• **WHAT IS ASKED**
Start at the line that contains "Clone this chart in Plotly.", stop at the line that contains "bar_high = [12.1, 15.2, 28.3, 18.1, 24.3, 21.1, 34.7, 25.0]", and repeat every line in that span, those two included, with no pictures.

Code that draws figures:
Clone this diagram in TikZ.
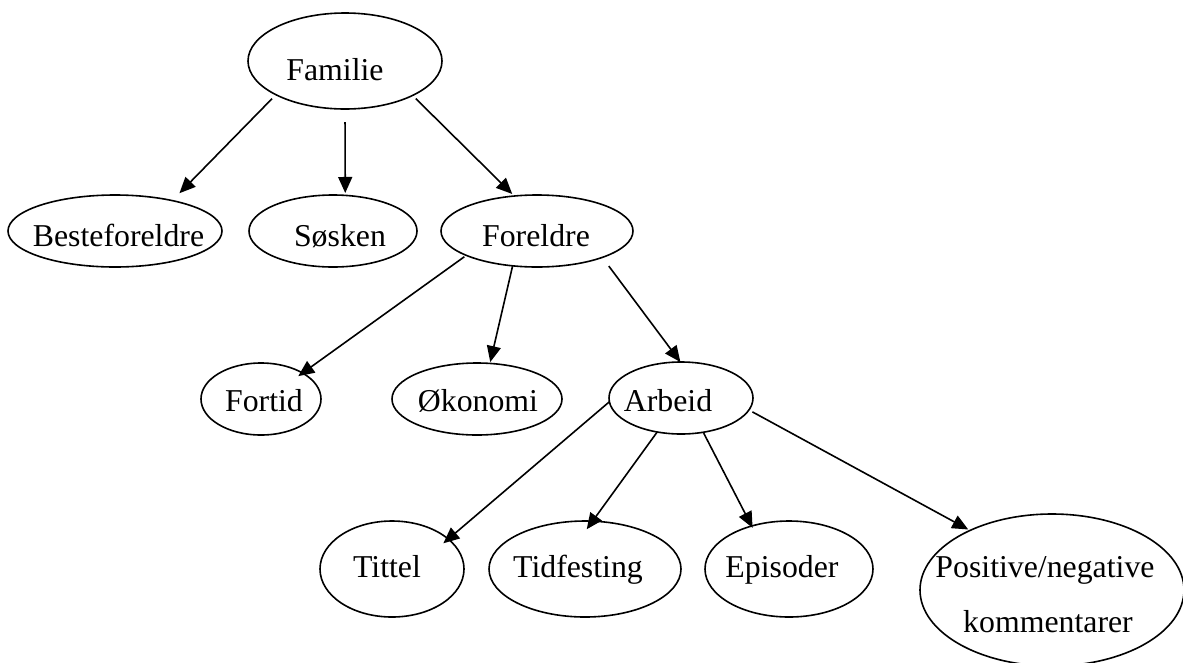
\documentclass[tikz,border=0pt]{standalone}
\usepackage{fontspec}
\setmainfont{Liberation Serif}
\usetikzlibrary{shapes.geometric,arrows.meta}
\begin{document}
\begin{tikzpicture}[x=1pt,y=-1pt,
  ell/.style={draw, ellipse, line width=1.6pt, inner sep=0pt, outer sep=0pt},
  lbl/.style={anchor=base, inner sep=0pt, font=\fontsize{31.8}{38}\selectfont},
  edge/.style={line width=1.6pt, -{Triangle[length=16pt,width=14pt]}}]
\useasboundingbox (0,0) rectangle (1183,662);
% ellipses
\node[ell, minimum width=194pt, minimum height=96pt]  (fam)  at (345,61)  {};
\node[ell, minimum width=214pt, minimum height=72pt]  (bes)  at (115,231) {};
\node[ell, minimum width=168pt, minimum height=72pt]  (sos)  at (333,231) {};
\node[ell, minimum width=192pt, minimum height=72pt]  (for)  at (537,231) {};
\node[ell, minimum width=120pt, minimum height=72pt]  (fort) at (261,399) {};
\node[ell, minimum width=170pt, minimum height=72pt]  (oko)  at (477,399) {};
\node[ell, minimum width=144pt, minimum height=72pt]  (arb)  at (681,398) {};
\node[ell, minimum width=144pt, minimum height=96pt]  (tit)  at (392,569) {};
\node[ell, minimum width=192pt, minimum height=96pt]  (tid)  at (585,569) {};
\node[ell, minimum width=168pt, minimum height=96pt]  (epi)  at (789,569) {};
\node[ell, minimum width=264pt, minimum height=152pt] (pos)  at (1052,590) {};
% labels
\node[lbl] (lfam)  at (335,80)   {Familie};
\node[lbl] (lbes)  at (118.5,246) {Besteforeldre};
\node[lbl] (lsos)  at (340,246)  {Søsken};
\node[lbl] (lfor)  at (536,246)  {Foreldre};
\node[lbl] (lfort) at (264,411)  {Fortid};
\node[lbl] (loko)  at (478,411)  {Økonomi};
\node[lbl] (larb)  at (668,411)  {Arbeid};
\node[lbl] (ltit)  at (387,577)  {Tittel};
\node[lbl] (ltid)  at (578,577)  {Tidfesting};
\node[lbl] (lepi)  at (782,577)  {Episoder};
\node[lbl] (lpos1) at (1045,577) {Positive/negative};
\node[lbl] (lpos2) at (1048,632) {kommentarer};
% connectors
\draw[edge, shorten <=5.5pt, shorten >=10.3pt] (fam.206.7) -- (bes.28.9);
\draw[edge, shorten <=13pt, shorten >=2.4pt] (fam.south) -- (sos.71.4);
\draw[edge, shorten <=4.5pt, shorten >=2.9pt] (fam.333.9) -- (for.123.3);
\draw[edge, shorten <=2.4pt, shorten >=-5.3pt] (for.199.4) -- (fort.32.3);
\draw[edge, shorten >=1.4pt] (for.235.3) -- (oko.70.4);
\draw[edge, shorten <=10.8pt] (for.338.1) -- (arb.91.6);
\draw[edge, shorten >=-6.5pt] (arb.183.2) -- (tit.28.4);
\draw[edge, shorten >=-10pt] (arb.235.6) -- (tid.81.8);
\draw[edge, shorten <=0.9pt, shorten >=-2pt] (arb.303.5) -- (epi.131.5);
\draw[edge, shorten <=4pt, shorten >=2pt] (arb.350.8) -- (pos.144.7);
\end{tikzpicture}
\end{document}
* * *
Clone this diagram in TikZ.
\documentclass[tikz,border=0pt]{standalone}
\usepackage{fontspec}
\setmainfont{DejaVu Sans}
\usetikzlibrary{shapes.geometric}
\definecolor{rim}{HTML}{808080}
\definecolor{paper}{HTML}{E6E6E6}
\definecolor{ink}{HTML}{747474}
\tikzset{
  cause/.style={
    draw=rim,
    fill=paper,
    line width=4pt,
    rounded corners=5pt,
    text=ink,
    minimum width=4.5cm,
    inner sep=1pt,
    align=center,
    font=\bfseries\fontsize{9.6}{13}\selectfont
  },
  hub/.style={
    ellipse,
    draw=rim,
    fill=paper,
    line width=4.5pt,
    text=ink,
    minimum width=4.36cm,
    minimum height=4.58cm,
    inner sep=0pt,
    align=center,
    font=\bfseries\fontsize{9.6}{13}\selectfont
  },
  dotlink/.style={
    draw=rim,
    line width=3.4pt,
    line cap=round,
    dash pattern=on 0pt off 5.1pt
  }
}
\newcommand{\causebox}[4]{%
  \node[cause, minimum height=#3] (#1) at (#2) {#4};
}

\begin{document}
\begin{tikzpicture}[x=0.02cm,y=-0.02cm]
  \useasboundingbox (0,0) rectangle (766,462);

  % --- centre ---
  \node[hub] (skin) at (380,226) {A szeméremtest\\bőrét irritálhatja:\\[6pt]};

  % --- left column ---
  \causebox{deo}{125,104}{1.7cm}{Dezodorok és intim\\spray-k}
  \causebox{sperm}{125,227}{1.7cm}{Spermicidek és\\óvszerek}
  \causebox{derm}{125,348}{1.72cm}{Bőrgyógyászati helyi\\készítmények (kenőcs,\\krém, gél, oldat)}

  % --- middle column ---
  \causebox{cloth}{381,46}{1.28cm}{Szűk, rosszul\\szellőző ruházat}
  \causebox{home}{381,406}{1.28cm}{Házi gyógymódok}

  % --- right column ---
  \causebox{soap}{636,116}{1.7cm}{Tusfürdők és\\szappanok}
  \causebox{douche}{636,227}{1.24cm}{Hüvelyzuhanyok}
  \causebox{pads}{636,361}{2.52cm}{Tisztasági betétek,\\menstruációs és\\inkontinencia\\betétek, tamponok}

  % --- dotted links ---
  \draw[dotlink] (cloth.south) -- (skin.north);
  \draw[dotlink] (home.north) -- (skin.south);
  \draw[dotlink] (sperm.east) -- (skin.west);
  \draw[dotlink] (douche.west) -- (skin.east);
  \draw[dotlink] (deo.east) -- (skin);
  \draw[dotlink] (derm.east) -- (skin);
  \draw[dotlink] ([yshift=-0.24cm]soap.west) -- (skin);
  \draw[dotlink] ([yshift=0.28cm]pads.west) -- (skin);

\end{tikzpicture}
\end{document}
--
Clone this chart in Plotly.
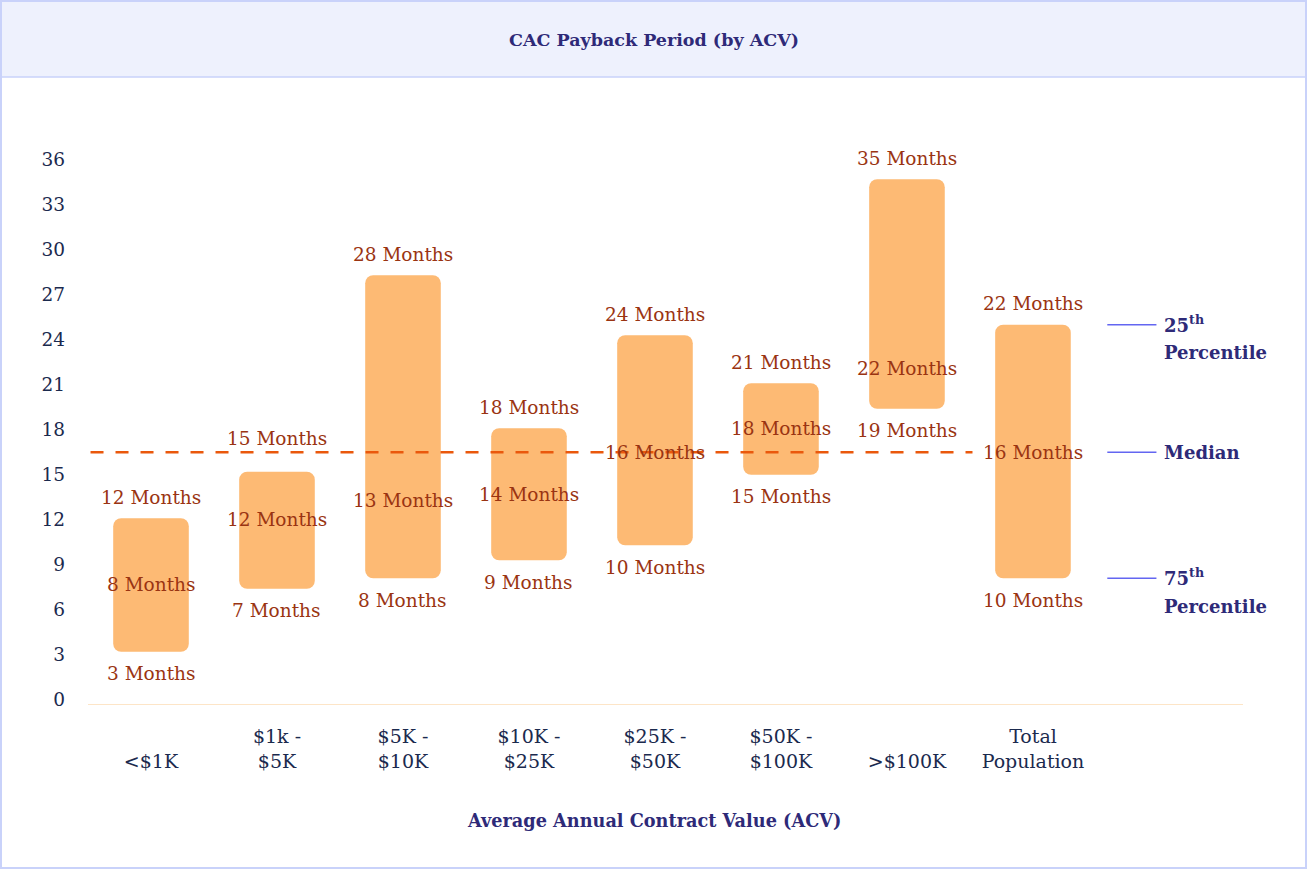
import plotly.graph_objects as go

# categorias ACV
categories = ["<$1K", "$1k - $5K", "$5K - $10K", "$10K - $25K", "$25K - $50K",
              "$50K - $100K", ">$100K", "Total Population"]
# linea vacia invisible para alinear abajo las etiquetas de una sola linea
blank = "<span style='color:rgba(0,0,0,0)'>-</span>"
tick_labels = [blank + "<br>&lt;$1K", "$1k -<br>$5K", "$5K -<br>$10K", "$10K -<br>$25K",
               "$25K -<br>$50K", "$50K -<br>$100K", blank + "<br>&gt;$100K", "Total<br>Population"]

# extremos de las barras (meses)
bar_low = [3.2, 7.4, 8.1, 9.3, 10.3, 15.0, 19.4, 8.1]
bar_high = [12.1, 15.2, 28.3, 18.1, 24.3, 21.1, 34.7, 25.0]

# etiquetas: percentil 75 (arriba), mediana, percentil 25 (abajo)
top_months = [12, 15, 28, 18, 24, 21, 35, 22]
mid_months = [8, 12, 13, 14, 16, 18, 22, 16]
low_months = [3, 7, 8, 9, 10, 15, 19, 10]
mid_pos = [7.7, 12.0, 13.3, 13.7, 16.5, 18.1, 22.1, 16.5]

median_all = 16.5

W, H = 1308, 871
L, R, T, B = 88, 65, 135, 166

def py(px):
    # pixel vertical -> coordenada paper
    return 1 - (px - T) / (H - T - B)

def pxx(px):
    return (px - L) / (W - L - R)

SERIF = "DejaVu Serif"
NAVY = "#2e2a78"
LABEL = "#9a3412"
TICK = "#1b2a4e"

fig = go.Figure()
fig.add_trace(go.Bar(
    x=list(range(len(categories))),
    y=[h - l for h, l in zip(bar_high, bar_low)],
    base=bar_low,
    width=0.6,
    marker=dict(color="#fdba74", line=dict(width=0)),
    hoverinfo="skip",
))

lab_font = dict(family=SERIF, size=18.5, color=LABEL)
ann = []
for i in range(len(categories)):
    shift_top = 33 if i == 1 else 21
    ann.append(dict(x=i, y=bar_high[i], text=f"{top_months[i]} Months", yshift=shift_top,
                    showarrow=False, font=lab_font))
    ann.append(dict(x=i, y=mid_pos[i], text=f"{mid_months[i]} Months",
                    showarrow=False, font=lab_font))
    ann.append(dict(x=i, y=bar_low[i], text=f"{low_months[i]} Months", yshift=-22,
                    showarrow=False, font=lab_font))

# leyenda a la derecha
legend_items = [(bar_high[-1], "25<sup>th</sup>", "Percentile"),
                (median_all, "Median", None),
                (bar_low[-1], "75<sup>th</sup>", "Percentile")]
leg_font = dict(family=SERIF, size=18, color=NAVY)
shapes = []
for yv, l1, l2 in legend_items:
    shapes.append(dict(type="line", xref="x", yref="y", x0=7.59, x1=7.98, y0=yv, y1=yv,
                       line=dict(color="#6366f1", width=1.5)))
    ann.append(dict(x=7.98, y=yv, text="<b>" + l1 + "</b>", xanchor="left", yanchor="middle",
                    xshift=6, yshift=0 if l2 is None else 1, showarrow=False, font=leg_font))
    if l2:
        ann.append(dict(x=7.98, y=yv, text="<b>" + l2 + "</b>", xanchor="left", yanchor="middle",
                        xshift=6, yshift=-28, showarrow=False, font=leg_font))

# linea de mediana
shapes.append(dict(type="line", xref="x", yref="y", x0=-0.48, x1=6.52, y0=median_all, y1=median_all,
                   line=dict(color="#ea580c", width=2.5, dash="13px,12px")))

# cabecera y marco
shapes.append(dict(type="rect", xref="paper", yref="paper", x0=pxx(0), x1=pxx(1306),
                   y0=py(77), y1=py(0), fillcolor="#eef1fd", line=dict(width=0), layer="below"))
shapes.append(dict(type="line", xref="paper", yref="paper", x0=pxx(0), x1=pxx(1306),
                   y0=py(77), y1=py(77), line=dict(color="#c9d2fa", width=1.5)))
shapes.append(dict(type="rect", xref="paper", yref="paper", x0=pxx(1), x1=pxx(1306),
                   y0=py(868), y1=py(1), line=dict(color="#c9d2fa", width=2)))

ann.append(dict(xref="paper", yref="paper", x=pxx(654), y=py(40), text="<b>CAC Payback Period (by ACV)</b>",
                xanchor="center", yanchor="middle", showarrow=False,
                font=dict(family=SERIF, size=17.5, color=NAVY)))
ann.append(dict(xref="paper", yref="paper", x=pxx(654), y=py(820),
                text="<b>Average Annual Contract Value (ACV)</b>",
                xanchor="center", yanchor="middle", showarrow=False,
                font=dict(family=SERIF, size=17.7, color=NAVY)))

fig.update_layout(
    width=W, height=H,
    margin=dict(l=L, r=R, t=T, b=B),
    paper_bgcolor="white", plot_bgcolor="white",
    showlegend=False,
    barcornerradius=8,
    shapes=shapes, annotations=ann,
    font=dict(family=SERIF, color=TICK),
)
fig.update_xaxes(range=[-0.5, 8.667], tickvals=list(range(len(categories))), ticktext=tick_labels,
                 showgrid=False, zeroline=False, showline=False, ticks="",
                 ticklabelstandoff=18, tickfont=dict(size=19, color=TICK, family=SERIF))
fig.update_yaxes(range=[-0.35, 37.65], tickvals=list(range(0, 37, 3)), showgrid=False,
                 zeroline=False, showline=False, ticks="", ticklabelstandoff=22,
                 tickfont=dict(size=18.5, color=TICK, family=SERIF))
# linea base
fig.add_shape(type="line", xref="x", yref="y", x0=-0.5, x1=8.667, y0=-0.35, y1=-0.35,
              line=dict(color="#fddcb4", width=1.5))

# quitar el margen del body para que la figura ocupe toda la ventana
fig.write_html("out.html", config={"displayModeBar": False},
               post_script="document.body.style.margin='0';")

• **SOLUTION**
Clone this chart in Plotly.
import plotly.graph_objects as go

# categorias ACV
categories = ["<$1K", "$1k - $5K", "$5K - $10K", "$10K - $25K", "$25K - $50K",
              "$50K - $100K", ">$100K", "Total Population"]
# linea vacia invisible para alinear abajo las etiquetas de una sola linea
blank = "<span style='color:rgba(0,0,0,0)'>-</span>"
tick_labels = [blank + "<br>&lt;$1K", "$1k -<br>$5K", "$5K -<br>$10K", "$10K -<br>$25K",
               "$25K -<br>$50K", "$50K -<br>$100K", blank + "<br>&gt;$100K", "Total<br>Population"]

# extremos de las barras (meses)
bar_low = [3.2, 7.4, 8.1, 9.3, 10.3, 15.0, 19.4, 8.1]
bar_high = [12.1, 15.2, 28.3, 18.1, 24.3, 21.1, 34.7, 25.0]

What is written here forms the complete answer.